I bought a little wine recently but not for investment, simply picking out a few bottles that (a) I like, and (b) have certain and defined keeping quality, and (c) have been 'on special' somewhere. These I have squirreled away for drinking over the next two or three years.
Shiraz from the Barossa and MacLaren Vale; Syrah from the less feted regions of the Northern Rhone; Riesling from Clare Valley and Alsace. Splashing out on wine made a refreshing change from figuring out where to put my paltry few bob.
I don't buy wine for investment. I dabbled in vintage port in my youth and got my fingers burnt. But this much I know: the underlying principles are all about the laws of supply and demand. There are probably only 70 wine labels worldwide that could be considered investment worthy. There are a varying number of individuals seeking to own and/or drink these wines. When the number swells, prices escalate. When fine wines mature, they become more desirable and as they are drunk they become rarer. Of course, when supply exceeds demand, prices fall. Wine investment has outperformed the FTSE 100 over the past 25 years, though.

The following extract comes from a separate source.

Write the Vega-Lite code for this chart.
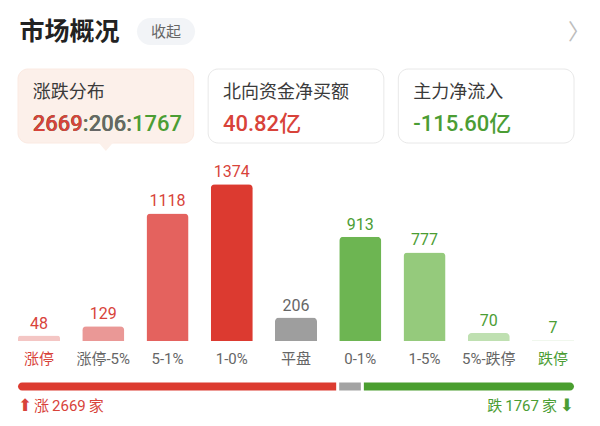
{
  "$schema": "https://vega.github.io/schema/vega-lite/v6.json",
  "background": "white",
  "padding": {"left": 17, "top": 18, "right": 17, "bottom": 4},
  "config": {
    "view": {"stroke": null},
    "font": "Roboto, 'Noto Sans CJK SC', sans-serif"
  },
  "datasets": {
    "dist": [
      {"range": "涨停", "count": 48, "side": "涨"},
      {"range": "涨停-5%", "count": 129, "side": "涨"},
      {"range": "5-1%", "count": 1118, "side": "涨"},
      {"range": "1-0%", "count": 1374, "side": "涨"},
      {"range": "平盘", "count": 206, "side": "平"},
      {"range": "0-1%", "count": 913, "side": "跌"},
      {"range": "1-5%", "count": 777, "side": "跌"},
      {"range": "5%-跌停", "count": 70, "side": "跌"},
      {"range": "跌停", "count": 7, "side": "跌"}
    ],
    "cards": [
      {"card": "涨跌分布"},
      {"card": "北向资金净买额"},
      {"card": "主力净流入"}
    ],
    "cardValues": [
      {"card": "涨跌分布", "text": "2669:206:1767", "sign": "跌"},
      {"card": "涨跌分布", "text": "2669:206:", "sign": "平"},
      {"card": "涨跌分布", "text": "2669", "sign": "涨"},
      {"card": "北向资金净买额", "text": "40.82亿", "sign": "涨"},
      {"card": "主力净流入", "text": "-115.60亿", "sign": "跌"}
    ],
    "summary": [
      {"side": "涨", "count": 2669, "rank": 1, "label": "涨\u20092669\u2009家", "arrow": "⬆"},
      {"side": "平", "count": 206, "rank": 2, "label": "平盘\u2009206\u2009家", "arrow": ""},
      {"side": "跌", "count": 1767, "rank": 3, "label": "跌\u20091767\u2009家", "arrow": "⬇"}
    ]
  },
  "resolve": {"scale": {"color": "independent", "fill": "independent", "stroke": "independent"}},
  "vconcat": [
    {
      "resolve": {"scale": {"color": "independent", "fill": "independent", "stroke": "independent"}},
      "vconcat": [
        {
          "hconcat": [
            {
              "hconcat": [
                {
                  "width": 103,
                  "height": 27,
                  "data": {"values": [{"t": "市场概况"}]},
                  "mark": {"type": "text", "fontSize": 25, "fontWeight": "bold", "color": "#222222", "baseline": "middle"},
                  "encoding": {"text": {"field": "t"}}
                },
                {
                  "width": 58,
                  "height": 27,
                  "view": {"fill": "#f2f4f7", "cornerRadius": 13.5, "stroke": null},
                  "data": {"values": [{"t": "收起"}]},
                  "mark": {"type": "text", "fontSize": 15, "color": "#666666", "baseline": "middle"},
                  "encoding": {"text": {"field": "t"}}
                }
              ],
              "spacing": 16
            },
            {
              "width": 20,
              "height": 27,
              "data": {"values": [{"t": "〉"}]},
              "mark": {"type": "text", "fontSize": 22, "color": "#bdbdbd", "baseline": "middle", "dx": 5},
              "encoding": {"text": {"field": "t"}}
            }
          ],
          "spacing": 369
        },
        {
          "width": 556,
          "height": 74,
          "layer": [
            {
              "data": {"name": "cards"},
              "mark": {"type": "bar", "cornerRadius": 10, "strokeWidth": 1},
              "encoding": {
                "x": {"field": "card", "type": "nominal", "sort": null, "scale": {"paddingInner": 0.076, "paddingOuter": 0}, "axis": null},
                "fill": {"field": "card", "type": "nominal", "sort": null, "scale": {"domain": ["涨跌分布", "北向资金净买额", "主力净流入"], "range": ["#fcf0ea", "#ffffff", "#ffffff"]}, "legend": null},
                "stroke": {"field": "card", "type": "nominal", "sort": null, "scale": {"domain": ["涨跌分布", "北向资金净买额", "主力净流入"], "range": ["#fbeae2", "#e8e8e8", "#e8e8e8"]}, "legend": null}
              }
            },
            {
              "data": {"name": "cards"},
              "transform": [{"filter": "datum.card === '涨跌分布'"}],
              "mark": {"type": "point", "shape": "M-1,-0.15L1,-0.15L0,1Z", "size": 256, "filled": true, "opacity": 1, "strokeWidth": 0, "y": "height"},
              "encoding": {
                "x": {"field": "card", "type": "nominal", "sort": null},
                "fill": {"field": "card", "type": "nominal", "sort": null}
              }
            },
            {
              "data": {"name": "cards"},
              "mark": {"type": "text", "align": "left", "baseline": "middle", "dx": -73, "dy": 2.5, "fontSize": 18, "color": "#3a3a3a"},
              "encoding": {
                "x": {"field": "card", "type": "nominal", "sort": null},
                "y": {"datum": "label", "type": "nominal", "scale": {"type": "point", "domain": ["label", "value"], "padding": 0.7}, "axis": null},
                "text": {"field": "card"}
              }
            },
            {
              "data": {"name": "cardValues"},
              "mark": {"type": "text", "align": "left", "baseline": "middle", "dx": -73, "dy": 2.5, "fontSize": 22, "fontWeight": 500},
              "encoding": {
                "x": {"field": "card", "type": "nominal", "sort": null},
                "y": {"datum": "value", "type": "nominal"},
                "text": {"field": "text"},
                "color": {"field": "sign", "type": "nominal", "scale": {"domain": ["涨", "平", "跌"], "range": ["#d8433a", "#666666", "#4b9d34"]}, "legend": null}
              }
            }
          ]
        }
      ],
      "spacing": 23
    },
    {
      "resolve": {"scale": {"color": "independent", "fill": "independent", "stroke": "independent"}},
      "vconcat": [
        {
          "width": 556,
          "height": 185,
          "data": {"name": "dist"},
          "encoding": {
            "x": {
              "field": "range",
              "type": "nominal",
              "sort": null,
              "scale": {"paddingInner": 0.346, "paddingOuter": 0},
              "axis": {
                "title": null,
                "domain": false,
                "ticks": false,
                "tickSize": 0,
                "grid": false,
                "labelAngle": 0,
                "labelPadding": 10,
                "labelFontSize": 15,
                "labelColor": {"expr": "datum.value === '涨停' ? '#d8433a' : datum.value === '跌停' ? '#4b9d34' : '#666666'"}
              }
            }
          },
          "layer": [
            {
              "mark": {"type": "bar", "cornerRadiusTopLeft": 4, "cornerRadiusTopRight": 4},
              "encoding": {
                "y": {"field": "count", "type": "quantitative", "scale": {"domain": [0, 1622], "nice": false}, "axis": null},
                "color": {
                  "field": "range",
                  "type": "nominal",
                  "sort": null,
                  "scale": {
                    "domain": ["涨停", "涨停-5%", "5-1%", "1-0%", "平盘", "0-1%", "1-5%", "5%-跌停", "跌停"],
                    "range": ["#f4c6c4", "#ea9896", "#e4625e", "#dc3a30", "#9e9e9e", "#6db552", "#95ca7c", "#bfe0b1", "#dcecd4"]
                  },
                  "legend": null
                }
              }
            },
            {
              "mark": {"type": "text", "baseline": "alphabetic", "dy": -7, "fontSize": 16},
              "encoding": {
                "y": {"field": "count", "type": "quantitative"},
                "text": {"field": "count", "type": "quantitative"},
                "color": {"field": "side", "type": "nominal", "scale": {"domain": ["涨", "平", "跌"], "range": ["#d8433a", "#666666", "#4b9d34"]}, "legend": null}
              }
            }
          ],
          "resolve": {"scale": {"color": "independent"}}
        },
        {
          "width": 556,
          "height": 8,
          "data": {"name": "summary"},
          "transform": [
            {"stack": "count", "groupby": [], "sort": [{"field": "rank", "order": "ascending"}], "as": ["c0", "c1"]}
          ],
          "layer": [
            {
              "mark": {
                "type": "bar",
                "xOffset": {"expr": "datum.side === '涨' ? 0 : 1.5"},
                "x2Offset": {"expr": "datum.side === '跌' ? 0 : -1.5"},
                "cornerRadiusTopLeft": {"expr": "datum.side === '涨' ? 4 : 0"},
                "cornerRadiusBottomLeft": {"expr": "datum.side === '涨' ? 4 : 0"},
                "cornerRadiusTopRight": {"expr": "datum.side === '跌' ? 4 : 0"},
                "cornerRadiusBottomRight": {"expr": "datum.side === '跌' ? 4 : 0"}
              },
              "encoding": {
                "x": {"field": "c0", "type": "quantitative", "scale": {"domain": [0, 4642], "nice": false, "zero": false}, "axis": null},
                "x2": {"field": "c1"},
                "y": {"datum": "bar", "type": "nominal", "scale": {"type": "band", "paddingInner": 0, "paddingOuter": 0}, "axis": null},
                "fill": {"field": "side", "type": "nominal", "scale": {"domain": ["涨", "平", "跌"], "range": ["#dc3b30", "#a3a3a3", "#4a9e2f"]}, "legend": null}
              }
            },
            {
              "transform": [{"filter": "datum.side === '涨'"}],
              "mark": {"type": "text", "align": "left", "baseline": "middle", "y": "height", "dy": 15.5, "dx": 0, "fontSize": 17, "font": "DejaVu Sans"},
              "encoding": {
                "x": {"field": "c0", "type": "quantitative"},
                "text": {"field": "arrow"},
                "color": {"field": "side", "type": "nominal", "scale": {"domain": ["涨", "平", "跌"], "range": ["#d8433a", "#888888", "#4b9d34"]}, "legend": null}
              }
            },
            {
              "transform": [{"filter": "datum.side === '涨'"}],
              "mark": {"type": "text", "align": "left", "baseline": "middle", "y": "height", "dy": 15.5, "dx": 16, "fontSize": 15},
              "encoding": {
                "x": {"field": "c0", "type": "quantitative"},
                "text": {"field": "label"},
                "color": {"field": "side", "type": "nominal"}
              }
            },
            {
              "transform": [{"filter": "datum.side === '跌'"}],
              "mark": {"type": "text", "align": "right", "baseline": "middle", "y": "height", "dy": 15.5, "dx": 0, "fontSize": 17, "font": "DejaVu Sans"},
              "encoding": {
                "x": {"field": "c1", "type": "quantitative"},
                "text": {"field": "arrow"},
                "color": {"field": "side", "type": "nominal"}
              }
            },
            {
              "transform": [{"filter": "datum.side === '跌'"}],
              "mark": {"type": "text", "align": "right", "baseline": "middle", "y": "height", "dy": 15.5, "dx": -17, "fontSize": 15},
              "encoding": {
                "x": {"field": "c1", "type": "quantitative"},
                "text": {"field": "label"},
                "color": {"field": "side", "type": "nominal"}
              }
            }
          ]
        }
      ],
      "spacing": 16.5
    }
  ],
  "spacing": 5
}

What to buy? The accepted wisdom is 'Bordeaux, Bordeaux and Bordeaux': the classics, from good or great vintages; first growths or top-rated seconds from the Medoc; plus the top dogs from the Right Bank -- think Cheval Blanc, Petrus, Le Pin, Ausone.
Certain less exalted wines, such as the Irish favourite, Lynch-Bages have established a good track record. Prestige cuvee Champagnes are also worth considering, especially Krug, Crystal and Dom Perignon. Port, Super-Tuscans and cult Californians, on the other hand, seem to have lost their former allure.
If you do decide to dabble there is plenty of advice to be had but beware -- auction houses, wine brokers and merchants are not necessarily investment specialists nor portfolio managers.
New Zealand Sauvignon Blanc continues to charm the Irish palate, though it's far from trendy these days. At this time of year merchants are seeking to shift stock to make room for the new vintage, in NZSB's case 2011.
There are bargains to be had -- with my usual caveat that a 2008 or 2009 may turn out to be a bit of a dull dog. I'd make an exception in the case of Ara 2008 (on offer in August from O'Briens at €8.99, above), which still has plenty of zippy clean fruit and enough acidity to keep it food-friendly.